As a critic, what would you say about your writing?
[Laughs] When it's on a page, all I can see is the flaws and the things I'm not happy with, or the things I know could be better and I'll change. I see the good bits too, but I'm more aware of the flaws. It's when it comes alive on stage that you see what you can do with it.
As a critic, I would probably say that I need to think more carefully about stagecraft when I'm writing. One thing I've found during Trestle was that I'd given the director quite a lot of challenges in terms of how to manage scene changes - they could have been made a lot easier. It's probably pure lack of experience, I think. If I was reviewing the show I'd say that the scene changes could have been fixed at the writing stage.
How did Trestle come about?
It started as an escape from trying to write this much bigger show, which I've been trying to put together for a year and not getting anywhere with. Any time I thought I'd do some writing I'd sit down and look at this horrible play that I couldn't finish and I got sick of it.
Last year I decided to start writing some scenes with no complicated plot, no set, none of the stuff that was holding me down, and just see what happened when two people were talking. So I just started to write lots of different skits with these two people who I quite liked, and then slowly a world started to appear around them naturally, because they had to live somewhere, and after that the plot started to come.
It was really organic, even though I had no plan whatsoever and I had no idea what the ending was until it pretty much came to the page. It came very quickly - Trestle was written between September and January and I wasn't even working on it consistently. It was a very surprising process and it will likely not happen ever again.
What is it about?
I suppose it's about people in their late middle age - they meet once a week between his local council meeting and her zumba class. They meet up in that stolen five minutes, they grow together, and maybe they fall in love a bit. If it's about anything, it's about how we find connection in the world, and how companionship and community are human constants thought all ages.
Basically nothing happens in it, but it's part of what I wanted to say. It's a play that's not bogged down or dramatic - it focuses on the characters first and foremost.
Why did you decide to send it to Papatango?
I sent the play to my agent, who read it and didn't know who to send it to - he suggested I just send it to competitions for a start, so I did. I'd entered Papatango once before a couple of years ago, which got to the longlist and got some lovely feedback, so I was aware of it as a prize. They're very responsible and caring about the contestants - they provide feedback to everyone, which is amazing and doesn't happen often.
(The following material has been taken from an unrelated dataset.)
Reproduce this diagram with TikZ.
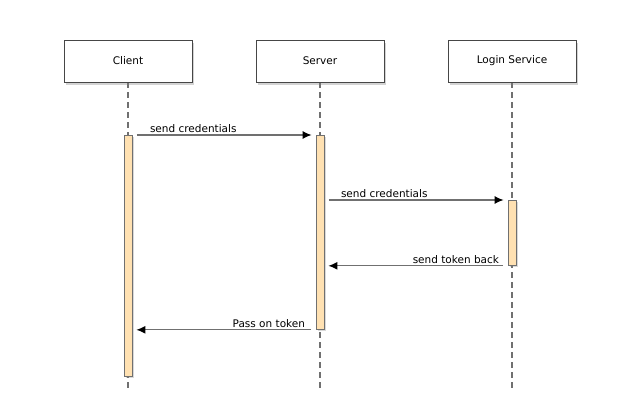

I sent it and I was very, very surprised to receive a call from George [Turvey, artistic director] saying that I was on the shortlist, and then soon after that I'd won. It was a real shock - it's not a play I'd expect to win.
Any advice for someone who would love to do everything you do?
A lot of times at the start you just need to make your own work - you've got to find a group of people who you're excited to work with and create. It can be quite tough at the start. With criticism, I'd say just go for it! There are so many places you can write for - people would be surprised how accessible it can be.
For writing it's the same: you have to keep applying for things. Try to find people who'll read your work and provide feedback. It can be a lonely business, so I think it's all about reaching out to people. Don't be afraid to knock on doors, if you want to work in a theatre, ask for it. If you don't ask, you don't get. If you're not willing to knock on doors and be a bit cheeky, you could end up just being ignored.